Denial of Bank One's Requests
Ultimately, the court denied Bank One's requests to file additional affirmative defenses under seal and to submit privileged information for in camera review. It found that these requests would inherently require the disclosure of information protected under the Act and the Rule, which was prohibited. The court concluded that Bank One’s approach was misguided, as it assumed that a court could order disclosures that the law expressly forbids. The ruling stressed the obligation of the court to uphold the confidentiality mandated by federal statutes regarding SARs. As a result, the court vacated its previous order that permitted Bank One to submit potentially privileged information, affirming that all such submissions would be excluded from the record. This decision underscored the court's commitment to maintaining the integrity of the reporting process and protecting the confidentiality of sensitive information regarding suspicious activities.
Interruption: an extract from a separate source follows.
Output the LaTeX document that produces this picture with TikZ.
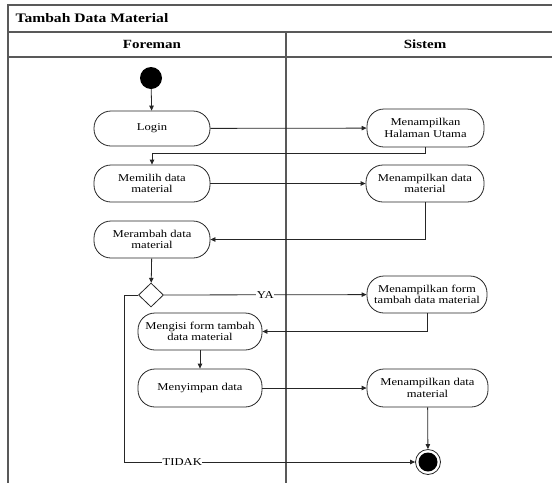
\documentclass[tikz,border=0pt]{standalone}
\usepackage{fontspec}
\setmainfont{Liberation Serif}
\newfontfamily\wfont[FakeStretch=1.2]{Liberation Serif}
\usetikzlibrary{arrows.meta,shapes.geometric}
\tikzset{
  frame/.style={line width=1.3pt, draw=black!65},
  act/.style={draw=black!85, line width=0.8pt, rounded corners=17pt, align=center,
    inner sep=1pt, font=\wfont\fontsize{10.5}{11.5}\selectfont},
  arr/.style={draw=black!85, line width=0.8pt, -{Triangle[length=5pt,width=4.5pt]}},
  lbl/.style={fill=white, inner sep=0.5pt, font=\wfont\fontsize{10.5}{11}\selectfont},
  hdr/.style={font=\wfont\bfseries\fontsize{12.5}{13}\selectfont},
  ttl/.style={font=\wfont\bfseries\fontsize{13}{14}\selectfont}
}
\begin{document}
\begin{tikzpicture}[x=1pt,y=-1pt]
\useasboundingbox (0,0) rectangle (552,483);
% frame
\draw[frame] (552,5) -- (8,5) -- (8,483);
\draw[frame] (8,32) -- (552,32);
\draw[frame] (8,57) -- (552,57);
\draw[frame] (286,32) -- (286,483);
\node[ttl, anchor=west] (title) at (12,18.5) {Tambah Data Material};
\node[hdr] (foreman) at (152,44.5) {Foreman};
\node[hdr] (sistem) at (425,44.5) {Sistem};
% nodes
\node[circle, fill=black, minimum size=22pt, inner sep=0pt] (start) at (151,78) {};
\node[act, minimum width=116pt, minimum height=35pt] (login) at (152,128.5) {Login};
\node[act, minimum width=117pt, minimum height=38pt] (mhu) at (425.5,128) {Menampilkan\\Halaman Utama};
\node[act, minimum width=116pt, minimum height=37pt] (memilih) at (152,183.5) {Memilih data\\material};
\node[act, minimum width=118pt, minimum height=37pt] (mdm1) at (425,183.5) {Menampilkan data\\material};
\node[act, minimum width=116pt, minimum height=37pt] (merambah) at (152,239.5) {Merambah data\\material};
\node[diamond, draw=black!85, line width=0.8pt, minimum width=25pt, minimum height=24pt, inner sep=0pt] (dec) at (151,295) {};
\node[act, minimum width=120pt, minimum height=37pt] (mform) at (427,294.5) {Menampilkan form\\tambah data material};
\node[act, minimum width=124pt, minimum height=37pt] (mengisi) at (200,331.5) {Mengisi form tambah\\data material};
\node[act, minimum width=124pt, minimum height=38pt] (menyimpan) at (200,388) {Menyimpan data};
\node[act, minimum width=121pt, minimum height=38pt] (mdm2) at (427.5,388) {Menampilkan data\\material};
\node[circle, draw=black!85, line width=0.8pt, minimum size=25pt, inner sep=0pt] (end) at (428,462) {};
\node[circle, fill=black, minimum size=19pt, inner sep=0pt] (endin) at (428,462) {};
% connectors
\draw[arr] (start) -- (login);
\draw[arr] (login) -- (mhu);
\draw[arr] (mhu.south) -- ++(0,6) -| (memilih.north);
\draw[arr] (memilih) -- (mdm1);
\draw[arr] (mdm1.south) |- (merambah.east);
\draw[arr] (merambah) -- (dec);
\draw[arr] (dec) -- node[lbl]{YA} (mform);
\draw[arr] (mform.south) |- (mengisi.east);
\draw[arr] (mengisi) -- (menyimpan);
\draw[arr] (menyimpan) -- (mdm2);
\draw[arr] (mdm2) -- (end);
\draw[arr] (dec.west) -- ++(-14,0) |- node[lbl, pos=0.6]{TIDAK} (end.west);
\end{tikzpicture}
\end{document}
Conclusion on Legal Protections
In conclusion, the court's ruling reinforced the legal protections afforded to financial institutions under the Act and its accompanying regulations. It highlighted the importance of confidentiality in the reporting of suspicious activities and clarified the limitations of the safe harbor provision. The decision illustrated how the Act aims to encourage reporting by shielding institutions from liability while ensuring that the process remains discreet. The court maintained that Bank One could assert its defenses without revealing privileged information, thereby allowing it to navigate the litigation without compromising its legal obligations. This outcome affirmed the principle that while defendants have rights to assert defenses, those rights cannot infringe upon statutory protections designed to uphold the integrity of the financial system. Consequently, the case served as a significant example of how confidentiality laws govern the interactions between financial institutions and the legal system in matters involving suspicious activity reporting.